Legal Standards and Multiplicity

The court addressed the concept of multiplicity, which refers to the prohibition against charging a defendant multiple times for the same offense under the Double Jeopardy Clause. The court distinguished between cases involving multiple statutory provisions and those involving multiple counts under the same statute. It noted that in cases of multiple violations of the same statute, the focus should be on what Congress intended as the allowable unit of prosecution for the particular offense. The court explained that if a statute is ambiguous regarding its unit of prosecution, the ambiguity should be resolved in favor of lenity, meaning that it is interpreted to favor the defendant. This principle ensures that a single transaction is not improperly turned into multiple offenses, which could unfairly subject the defendant to multiple punishments.

Analysis of Charges

The court analyzed the specific statutes and regulations applicable to Turner's case, particularly focusing on 15 U.S.C. § 78m and 17 C.F.R. § 240.13b2-2. The court determined that these laws allowed for multiple charges for distinct false or misleading affirmative statements made to accountants, regardless of the timing of those statements. However, the court also recognized that the rule of lenity limited the prosecution to a single charge for all material omissions related to Turner's interactions with the accountants. The court emphasized that the indictment required the jury to find both false statements and material omissions to convict, which mitigated potential multiplicity issues, as each count demanded proof of distinct affirmative misrepresentations along with any omissions.

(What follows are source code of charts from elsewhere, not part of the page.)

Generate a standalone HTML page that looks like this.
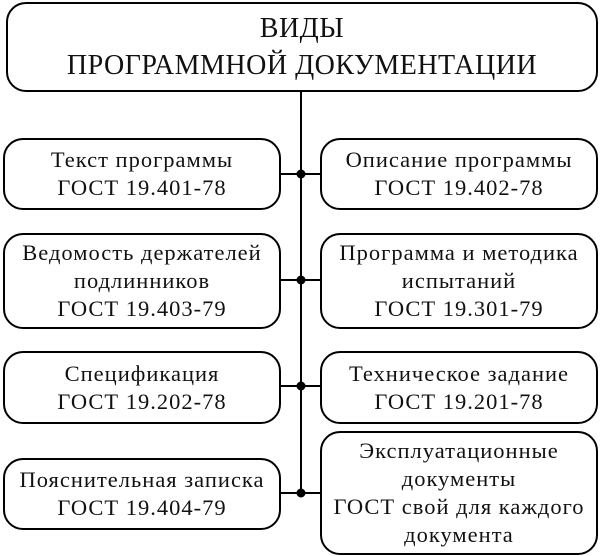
<!DOCTYPE html>
<html><head><meta charset="utf-8"><style>
body{margin:0;width:602px;height:556px;background:#fff;overflow:hidden}
svg{position:absolute;left:0;top:0}
.b{position:absolute;box-sizing:border-box;border:2.5px solid #000;border-radius:20px;background:#fff;display:flex;align-items:center;justify-content:center;text-align:center;font-family:"Liberation Serif",serif;font-size:22.5px;letter-spacing:1px;line-height:28px;color:#111;white-space:nowrap}
</style></head><body>
<svg width="602" height="556">
<line x1="301" y1="90" x2="301" y2="493" stroke="#000" stroke-width="2"/>
<g stroke="#000" stroke-width="2">
<line x1="280" y1="174" x2="321" y2="174"/>
<line x1="280" y1="280" x2="321" y2="280"/>
<line x1="280" y1="386" x2="321" y2="386"/>
<line x1="280" y1="493" x2="321" y2="493"/>
</g>
<g fill="#000"><circle cx="301" cy="174" r="4.5"/><circle cx="301" cy="280" r="4.5"/><circle cx="301" cy="386" r="4.5"/><circle cx="301" cy="493" r="4.5"/></g>
</svg>
<div class="b" style="left:6px;top:2px;width:592px;height:90px;font-size:28px;letter-spacing:0.5px;line-height:37px">ВИДЫ<br>ПРОГРАММНОЙ ДОКУМЕНТАЦИИ</div>
<div class="b" style="left:3px;top:138px;width:278px;height:72px">Текст программы<br>ГОСТ 19.401-78</div>
<div class="b" style="left:320px;top:138px;width:278px;height:72px">Описание программы<br>ГОСТ 19.402-78</div>
<div class="b" style="left:3px;top:233px;width:278px;height:96px">Ведомость держателей<br>подлинников<br>ГОСТ 19.403-79</div>
<div class="b" style="left:320px;top:233px;width:278px;height:96px">Программа и методика<br>испытаний<br>ГОСТ 19.301-79</div>
<div class="b" style="left:3px;top:351px;width:278px;height:73px">Спецификация<br>ГОСТ 19.202-78</div>
<div class="b" style="left:320px;top:351px;width:278px;height:73px">Техническое задание<br>ГОСТ 19.201-78</div>
<div class="b" style="left:3px;top:458px;width:278px;height:72px">Пояснительная записка<br>ГОСТ 19.404-79</div>
<div class="b" style="left:320px;top:431px;width:278px;height:124px">Эксплуатационные<br>документы<br>ГОСТ свой для каждого<br>документа</div>
</body></html>
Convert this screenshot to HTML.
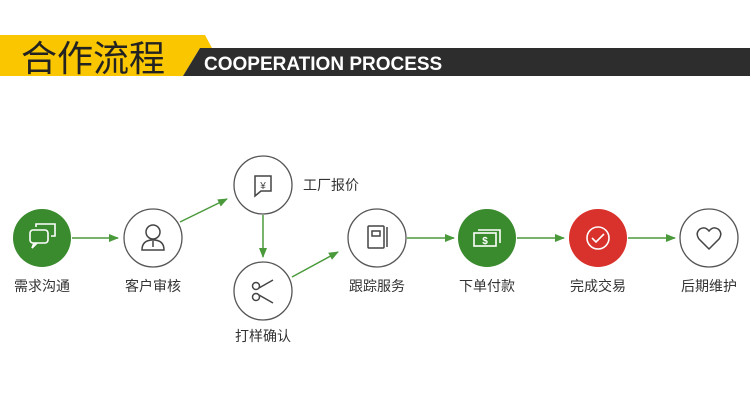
<!DOCTYPE html>
<html><head><meta charset="utf-8"><style>
html,body{margin:0;padding:0;background:#fff;width:750px;height:400px;overflow:hidden}
text{font-family:"Liberation Sans","Noto Sans CJK SC",sans-serif}
</style></head><body>
<svg width="750" height="400" viewBox="0 0 750 400" xmlns="http://www.w3.org/2000/svg">
<defs><marker id="a" markerWidth="10" markerHeight="8" refX="9" refY="4" orient="auto" markerUnits="userSpaceOnUse"><path d="M0,0L10,4L0,8z" fill="#4a9a3c"/></marker></defs>
<polygon points="0,35 205,35 212,48 200,48 183,76 0,76" fill="#f9c600"/>
<polygon points="200,48 750,48 750,76 183,76" fill="#2d2d2d"/>
<text x="21" y="71" font-size="36" fill="#222" font-family="'Noto Sans CJK SC',sans-serif">合作流程</text>
<text x="204" y="70" font-size="19" font-weight="bold" fill="#fff">COOPERATION PROCESS</text>
<g stroke="#4a9a3c" stroke-width="1.5" marker-end="url(#a)" fill="none">
<line x1="72" y1="238" x2="118" y2="238"/>
<line x1="180" y1="222" x2="227" y2="199"/>
<line x1="263" y1="215" x2="263" y2="257"/>
<line x1="292" y1="277" x2="338" y2="252"/>
<line x1="407" y1="238" x2="454" y2="238"/>
<line x1="517" y1="238" x2="564" y2="238"/>
<line x1="628" y1="238" x2="675" y2="238"/>
</g>
<g stroke="#555" stroke-width="1.3" fill="#fff">
<circle cx="42" cy="238" r="29" fill="#3a8a2e" stroke="none"/>
<circle cx="153" cy="238" r="29"/>
<circle cx="263" cy="185" r="29"/>
<circle cx="263" cy="291" r="29"/>
<circle cx="377" cy="238" r="29"/>
<circle cx="487" cy="238" r="29" fill="#3a8a2e" stroke="none"/>
<circle cx="598" cy="238" r="29" fill="#d9312b" stroke="none"/>
<circle cx="709" cy="238" r="29"/>
</g>
<g fill="none" stroke="#fff" stroke-width="1.6">
<rect x="30" y="230" width="18" height="13" rx="3"/><path d="M36 227v-3h19v12h-4"/><path d="M34 243l-2 5 5-5"/>
<rect x="474" y="233" width="22" height="13"/><path d="M478 230h22v13"/>
<circle cx="598" cy="238" r="11"/><path d="M592 238l4 4 8-8"/>
</g>
<text x="485" y="244" font-size="10" fill="#fff" text-anchor="middle" font-weight="bold">$</text>
<g fill="none" stroke="#444" stroke-width="1.5">
<circle cx="153" cy="232" r="7"/><path d="M142 250q0-10 11-10q11 0 11 10z"/><path d="M153 241v6"/>
<path d="M255 176h16v15h-10l-6 5z"/><text x="263" y="189" font-size="10" fill="#444" stroke="none" text-anchor="middle">¥</text>
<circle cx="256" cy="286" r="3.5"/><circle cx="256" cy="297" r="3.5"/><path d="M259 288l14-8M259 295l14 8"/>
<rect x="368" y="226" width="16" height="22" rx="1"/><rect x="372" y="231" width="8" height="5"/><path d="M387 227v20"/>
<path d="M709 249l-10-10q-4-6 1-10q5-3 9 2q4-5 9-2q5 4 1 10z"/>
</g>
<g font-size="14" fill="#333" text-anchor="middle" font-family="'Noto Sans CJK SC',sans-serif">
<text x="42" y="291">需求沟通</text>
<text x="153" y="291">客户审核</text>
<text x="331" y="190">工厂报价</text>
<text x="263" y="341">打样确认</text>
<text x="377" y="291">跟踪服务</text>
<text x="487" y="291">下单付款</text>
<text x="598" y="291">完成交易</text>
<text x="709" y="291">后期维护</text>
</g>
</svg>
</body></html>
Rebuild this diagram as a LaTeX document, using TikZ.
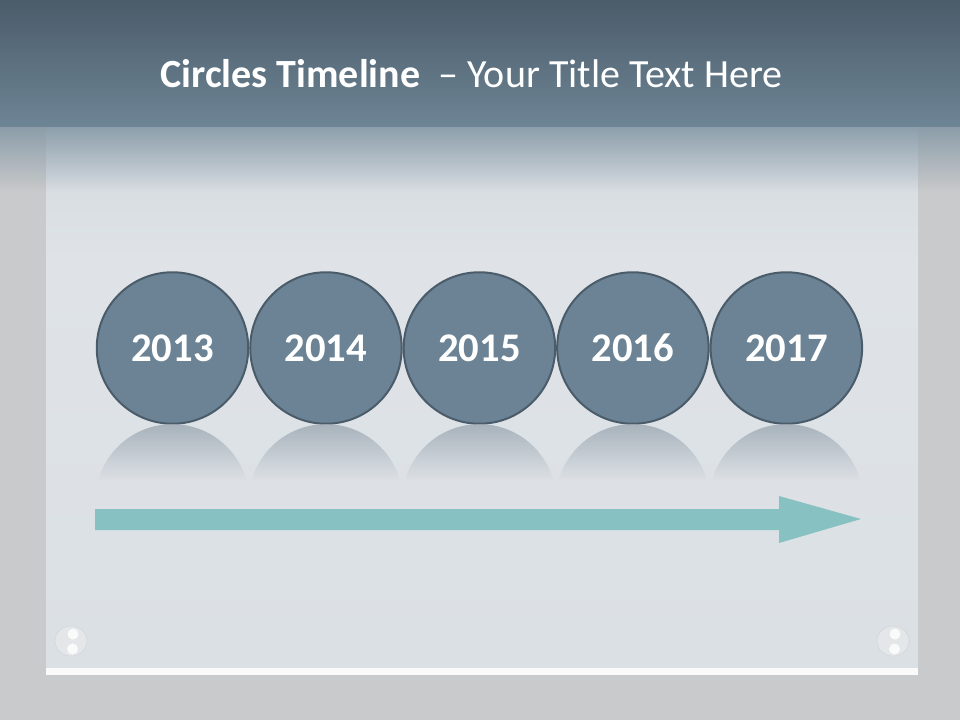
\documentclass[tikz,border=0pt]{standalone}
\usepackage{fontspec}
\setmainfont{Carlito}
\usetikzlibrary{positioning,calc,fadings}
\definecolor{hdrtop}{HTML}{4B5C6A}
\definecolor{hdrbot}{HTML}{6E8595}
\definecolor{outside}{HTML}{C9CACB}
\definecolor{platetop}{HTML}{D3D9DF}
\definecolor{platemid}{HTML}{DFE3E7}
\definecolor{platebot}{HTML}{DBE0E4}
\definecolor{circfill}{HTML}{6B8394}
\definecolor{circrim}{HTML}{4A5C6A}
\definecolor{reflc}{HTML}{9AA6B1}
\definecolor{arrowc}{HTML}{88C1C1}

\begin{document}
\begin{tikzpicture}[x=0.75pt, y=-0.75pt]
  \tikzset{yearc/.style={circle, draw=circrim, line width=1.5pt, fill=circfill,
                         minimum size=113.6pt, inner sep=0pt, text=white,
                         text height=20.5pt, text depth=0pt,
                         font=\fontsize{30.5}{36}\selectfont\bfseries},
           refl/.style={fill=reflc, fill opacity=0.9, path fading=south}}
  \useasboundingbox (0,0) rectangle (960,720);

  % backdrop and plate
  \fill[outside] (0,0) rectangle (960,720);
  \shade[top color=platetop, bottom color=platemid] (46,127) rectangle (918,260);
  \shade[top color=platemid, bottom color=platebot] (46,260) rectangle (918,668);
  \fill[white!85!platebot] (46,668) rectangle (918,675);
  \fill[hdrbot!85!white, path fading=south] (0,118) rectangle (960,192);

  % header band
  \shade[top color=hdrtop, bottom color=hdrbot] (0,0) rectangle (960,127);
  \node[anchor=base, text=white, font=\fontsize{30}{36}\selectfont] (title)
       at (471.5,88) {\textbf{Circles Timeline}\ \ -- Your Title Text Here};

  % year circles
  \node[yearc]                  (y2013) at (172.5,348) {2013};
  \node[yearc, right=0pt of y2013] (y2014) {2014};
  \node[yearc, right=0pt of y2014] (y2015) {2015};
  \node[yearc, right=0pt of y2015] (y2016) {2016};
  \node[yearc, right=0pt of y2016] (y2017) {2017};

  % reflections
  \foreach \n in {2013,...,2017}
    \fill[refl] ($(y\n.center)+(-74.5,133)$)
      arc[start angle=195.15, end angle=344.85, radius=77] -- cycle;

  % timeline arrow
  \fill[arrowc] (95,509) -- (779,509) -- (779,496) -- (861,519)
    -- (779,543) -- (779,530) -- (95,530) -- cycle;

  % screws
  \foreach \sx in {71,893} {
    \fill[white, opacity=0.25] (\sx,641) ellipse[x radius=16, y radius=15];
    \draw[black!30, opacity=0.3] (\sx,641) ellipse[x radius=16, y radius=15];
    \fill[white, opacity=0.8] (\sx+2,634) circle[radius=5.5];
    \fill[white, opacity=0.8] (\sx+1.5,649) circle[radius=5.5];
  }
\end{tikzpicture}
\end{document}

Implications of the Court's Ruling

The court's ruling clarified the permissible scope of prosecution under the relevant securities laws, allowing for separate charges for each false or misleading affirmative statement while restricting the prosecution for material omissions to a single charge. The court highlighted that the language of the indictment necessitated a jury to find affirmative misstatements for each count, thus preventing any multiplicity problems concerning omissions. By framing the indictment this way, the court ensured that the charges remained distinct and grounded in the requirement of proving separate acts of misconduct. The ruling reinforced the policy goals underlying securities regulations, which aim to maintain the integrity of financial reporting and protect investor confidence in corporate disclosures.

Conclusion and Outcome

Ultimately, the court denied Turner's motion to dismiss Counts 2, 5, 6, and 7, concluding that there were no grounds for dismissing any of the counts in the indictment. The court's decision underscored the importance of accurately representing financial transactions to auditors and the legal consequences of failing to do so. By allowing multiple charges for affirmative misrepresentations while limiting charges for omissions, the court balanced the enforcement of securities laws with the protections afforded by the Double Jeopardy Clause. This ruling set the stage for the upcoming trial, where the jury would be tasked with determining the validity of the charges based on the evidence presented.